For a risk-averse investor focused on retirement savings, capital preservation, and regulatory clarity, a traditional brokerage account remains the more appropriate primary vehicle. The infrastructure, protections, and tax-advantaged account structures available through established US brokerages are difficult to replicate in DeFi.
For an experienced investor with an existing foundation of traditional holdings, DeFi can serve as a high-risk, high-potential allocation — perhaps 5–15% of a portfolio — that provides exposure to yield opportunities unavailable in conventional markets.

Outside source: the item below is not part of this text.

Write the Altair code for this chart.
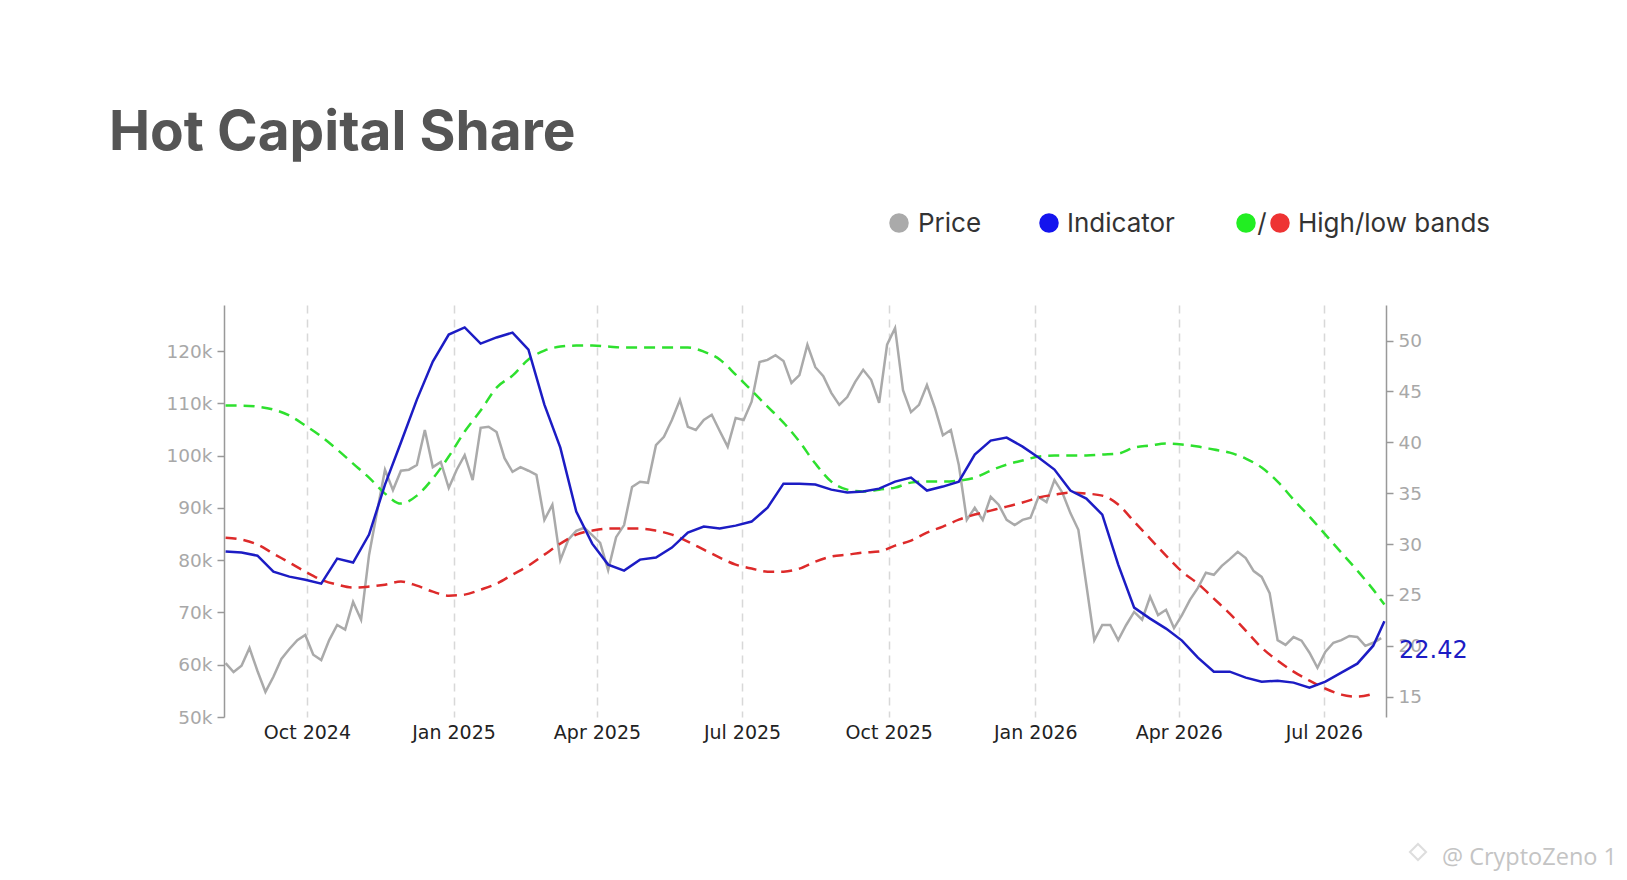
import altair as alt
import pandas as pd

# ---------------- text ----------------
TITLE = "Hot Capital Share"
LEGEND_LABELS = ["Price", "Indicator", "High/low bands"]
LAST_LABEL = "22.42"
WATERMARK = "@ CryptoZeno 1"

# ---------------- data ----------------
# Price (thousands USD), sampled every 5 days from 2024-08-11
PRICE_START = "2024-08-11"
PRICE_K = [
    60.3, 58.6, 59.8, 63.2, 58.8, 54.8, 57.7, 61.1, 63.0, 64.7,
    65.7, 61.9, 60.9, 64.7, 67.6, 66.7, 72.0, 68.6, 81.0, 89.2,
    97.3, 93.4, 97.1, 97.3, 98.2, 104.9, 97.8, 98.8, 93.8, 97.3,
    100.1, 95.3, 105.3, 105.5, 104.5, 99.5, 96.9, 97.8, 97.1, 96.3,
    87.7, 90.6, 80.0, 83.9, 85.6, 86.2, 84.8, 83.3, 78.1, 84.4,
    86.7, 94.0, 95.0, 94.8, 102.0, 103.6, 106.8, 110.6, 105.5, 104.9,
    106.8, 107.8, 104.7, 101.7, 107.2, 106.8, 110.3, 117.9, 118.3, 119.2,
    118.1, 113.9, 115.4, 121.2, 116.9, 115.2, 112.0, 109.7, 111.2, 114.1,
    116.4, 114.5, 110.1, 121.2, 124.4, 112.5, 108.3, 109.7, 113.5, 109.1,
    103.9, 104.9, 98.2, 87.7, 90.0, 87.7, 92.1, 90.6, 87.7, 86.7,
    87.7, 88.1, 92.1, 91.1, 95.3, 92.9, 89.0, 85.8, 75.3, 64.7,
    67.6, 67.6, 64.7, 67.6, 70.1, 68.6, 73.0, 69.5, 70.5, 67.0,
    69.5, 72.4, 74.7, 77.6, 77.2, 78.9, 80.2, 81.6, 80.4, 77.9,
    76.8, 73.7, 64.7, 63.8, 65.3, 64.6, 62.3, 59.4, 62.5, 64.2,
    64.7, 65.5, 65.3, 63.6, 64.2, 65.1,
]

# Indicator and bands, sampled every 10 days from 2024-08-11, plus the last day
SERIES_START = "2024-08-11"
LAST_DATE = "2026-08-08"
INDICATOR = [
    29.26, 29.16, 28.86, 27.29, 26.80, 26.50, 26.11, 28.57, 28.18, 30.93,
    35.85, 39.98, 44.20, 47.94, 50.60, 51.30, 49.71, 50.31, 50.79, 49.12,
    43.71, 39.48, 33.19, 30.04, 27.98, 27.39, 28.47, 28.67, 29.65, 31.13,
    31.72, 31.52, 31.81, 32.21, 33.58, 35.94, 35.94, 35.85, 35.35, 35.06,
    35.16, 35.45, 36.14, 36.53, 35.26, 35.65, 36.14, 38.80, 40.17, 40.47,
    39.58, 38.50, 37.32, 35.26, 34.47, 32.90, 27.98, 23.75, 22.67, 21.69,
    20.51, 18.83, 17.46, 17.46, 16.87, 16.47, 16.57, 16.38, 15.88, 16.47,
    17.36, 18.24, 20.01, 22.42,
]
HIGH_BAND = [
    43.61, 43.61, 43.51, 43.22, 42.63, 41.65, 40.57, 39.29, 37.91, 36.53,
    34.96, 33.98, 34.76, 36.44, 38.60, 41.06, 43.12, 45.38, 46.56, 48.14,
    49.02, 49.41, 49.51, 49.51, 49.41, 49.32, 49.32, 49.32, 49.32, 49.32,
    48.92, 48.14, 46.66, 45.09, 43.51, 41.94, 40.07, 37.91, 36.14, 35.35,
    35.16, 35.35, 35.55, 36.04, 36.14, 36.14, 36.24, 36.53, 37.22, 37.81,
    38.21, 38.60, 38.70, 38.70, 38.70, 38.80, 38.89, 39.48, 39.68, 39.88,
    39.78, 39.58, 39.29, 38.99, 38.40, 37.52, 36.14, 34.37, 32.70, 30.93,
    29.16, 27.39, 25.52, 24.05,
]
LOW_BAND = [
    30.63, 30.44, 29.95, 29.06, 28.18, 27.29, 26.50, 26.01, 25.72, 25.82,
    26.01, 26.31, 25.91, 25.32, 24.93, 25.03, 25.52, 26.11, 27.00, 27.88,
    28.96, 30.04, 30.93, 31.32, 31.52, 31.52, 31.52, 31.32, 30.93, 30.24,
    29.45, 28.67, 27.98, 27.59, 27.29, 27.29, 27.59, 28.27, 28.77, 28.96,
    29.16, 29.26, 29.85, 30.34, 31.13, 31.72, 32.40, 32.90, 33.29, 33.68,
    34.08, 34.57, 34.86, 35.06, 34.96, 34.76, 33.88, 32.21, 30.54, 28.86,
    27.29, 26.11, 24.64, 23.16, 21.49, 19.82, 18.54, 17.46, 16.57, 15.79,
    15.20, 15.00, 15.29, None,
]

price_dates = list(pd.date_range(PRICE_START, periods=len(PRICE_K), freq="5D").strftime("%Y-%m-%d"))
series_dates = list(pd.date_range(SERIES_START, periods=len(INDICATOR) - 1, freq="10D").strftime("%Y-%m-%d")) + [LAST_DATE]

df_price = pd.DataFrame({"date": price_dates, "price": PRICE_K})
df_ind = pd.DataFrame({"date": series_dates, "indicator": INDICATOR, "high": HIGH_BAND, "low": LOW_BAND})

# ---------------- styling ----------------
AX_FONT = "DejaVu Sans"
GRAY_AX = "#a8a8a8"
BLUE = "#1c1cc4"
GREEN = "#2ee02e"
RED = "#dd2a2a"
PRICE_GRAY = "#aaaaaa"

quarters = [(2024, 10), (2025, 1), (2025, 4), (2025, 7), (2025, 10), (2026, 1), (2026, 4), (2026, 7)]

x_enc = alt.X(
    "date:T",
    scale=alt.Scale(
        type="utc",
        domain=[alt.DateTime(year=2024, month=8, date=10, utc=True),
                alt.DateTime(year=2026, month=8, date=9, utc=True)],
    ),
    axis=alt.Axis(
        title=None, format="%b %Y",
        values=[alt.DateTime(year=y, month=m, date=1, utc=True) for y, m in quarters],
        grid=True, gridDash=[8, 6], gridColor="#d8d8d8", gridWidth=1.5,
        domain=False, ticks=False,
        labelFont=AX_FONT, labelFontSize=19, labelColor="#222222", labelPadding=6,
    ),
)

y_left = alt.Y(
    "price:Q",
    scale=alt.Scale(domain=[50, 128.8], nice=False, zero=False),
    axis=alt.Axis(
        orient="left", title=None, values=[50, 60, 70, 80, 90, 100, 110, 120],
        labelExpr="datum.value + 'k'", grid=False,
        domainColor="#999999", domainWidth=1.5, tickColor="#999999", tickSize=7, tickWidth=1.5,
        labelFont=AX_FONT, labelFontSize=18.5, labelColor=GRAY_AX, labelPadding=5,
    ),
)

right_scale = alt.Scale(domain=[13, 53.5], nice=False, zero=False)
right_axis = alt.Axis(
    orient="right", title=None, values=[15, 20, 25, 30, 35, 40, 45, 50], grid=False,
    domainColor="#999999", domainWidth=1.5, tickColor="#999999", tickSize=7, tickWidth=1.5,
    labelFont=AX_FONT, labelFontSize=18.5, labelColor=GRAY_AX, labelPadding=5,
)

price = alt.Chart(df_price).mark_line(color=PRICE_GRAY, strokeWidth=2.5).encode(x=x_enc, y=y_left)

low = alt.Chart(df_ind).mark_line(color=RED, strokeWidth=2.5, strokeDash=[11, 7], interpolate="monotone").encode(
    x=x_enc, y=alt.Y("low:Q", scale=right_scale, axis=right_axis))
high = alt.Chart(df_ind).mark_line(color=GREEN, strokeWidth=2.5, strokeDash=[11, 7], interpolate="monotone").encode(
    x=x_enc, y=alt.Y("high:Q", scale=right_scale, axis=right_axis))
ind = alt.Chart(df_ind).mark_line(color=BLUE, strokeWidth=2.5).encode(
    x=x_enc, y=alt.Y("indicator:Q", scale=right_scale, axis=right_axis))

right_layer = alt.layer(low, high, ind)


def text_layer(txt, x, y, size, color, font, weight="normal", align="left"):
    return alt.Chart(pd.DataFrame({"t": [txt]})).mark_text(
        align=align, baseline="alphabetic", fontSize=size, color=color, font=font, fontWeight=weight
    ).encode(text="t:N", x=alt.value(x), y=alt.value(y))


def dot(x, y, color):
    return alt.Chart(pd.DataFrame({"t": [0]})).mark_circle(size=380, color=color, opacity=1).encode(
        x=alt.value(x), y=alt.value(y))


title = text_layer(TITLE, -115, -155, 55, "#555555", "Inter", weight="bold")
leg = [
    dot(675, -82, "#aaaaaa"),
    text_layer(LEGEND_LABELS[0], 694, -73, 26, "#333333", "Inter"),
    dot(825, -82, "#1414ee"),
    text_layer(LEGEND_LABELS[1], 843, -73, 26, "#333333", "Inter"),
    dot(1022, -82, "#22ee22"),
    text_layer("/", 1038, -73, 26, "#333333", "Inter", align="center"),
    dot(1056, -82, "#ee3333"),
    text_layer(LEGEND_LABELS[2], 1074, -73, 26, "#333333", "Inter"),
]
last_lbl = text_layer(LAST_LABEL, 1175, 353, 24, BLUE, AX_FONT)
wm_icon = alt.Chart(pd.DataFrame({"t": [0]})).mark_point(
    shape="diamond", filled=False, size=260, color="#d0d0d0", strokeWidth=2).encode(
    x=alt.value(1194), y=alt.value(547))
wm = text_layer(WATERMARK, 1218, 560, 23.5, "#c4c4c4", "Open Sans")

chart = alt.layer(price, right_layer, title, *leg, last_lbl, wm_icon, wm).resolve_scale(
    y="independent"
).properties(
    width=1162, height=412,
    autosize=alt.AutoSizeParams(type="none"),
    padding={"left": 216, "top": 297, "right": 233, "bottom": 155},
    background="white",
).configure_view(strokeWidth=0)

chart.save("out.html", embed_options={"renderer": "svg", "actions": False})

For a technically proficient investor who understands smart contract risk, wallet security, and on-chain mechanics, DeFi opens a genuinely differentiated set of financial tools that traditional institutions cannot yet match.
The either/or framing of this debate is ultimately a false one. The most practical approach for most American investors in 2025 is a deliberate combination: use traditional brokerages as the stable foundation and regulated core of a portfolio, and engage with DeFi selectively — and only with capital whose potential loss would not alter your financial trajectory.
The Bottom Line
DeFi is not a replacement for your Fidelity account. Neither is your Fidelity account a reason to ignore DeFi entirely. Both systems have distinct strengths, and both carry risks that deserve honest acknowledgment rather than partisan advocacy.
What the everyday American investor needs most is not a declaration of which system wins — it is a clear-eyed understanding of what each system actually offers, and the discipline to allocate accordingly. That is precisely the kind of analytical framework that separates informed participation from speculative noise.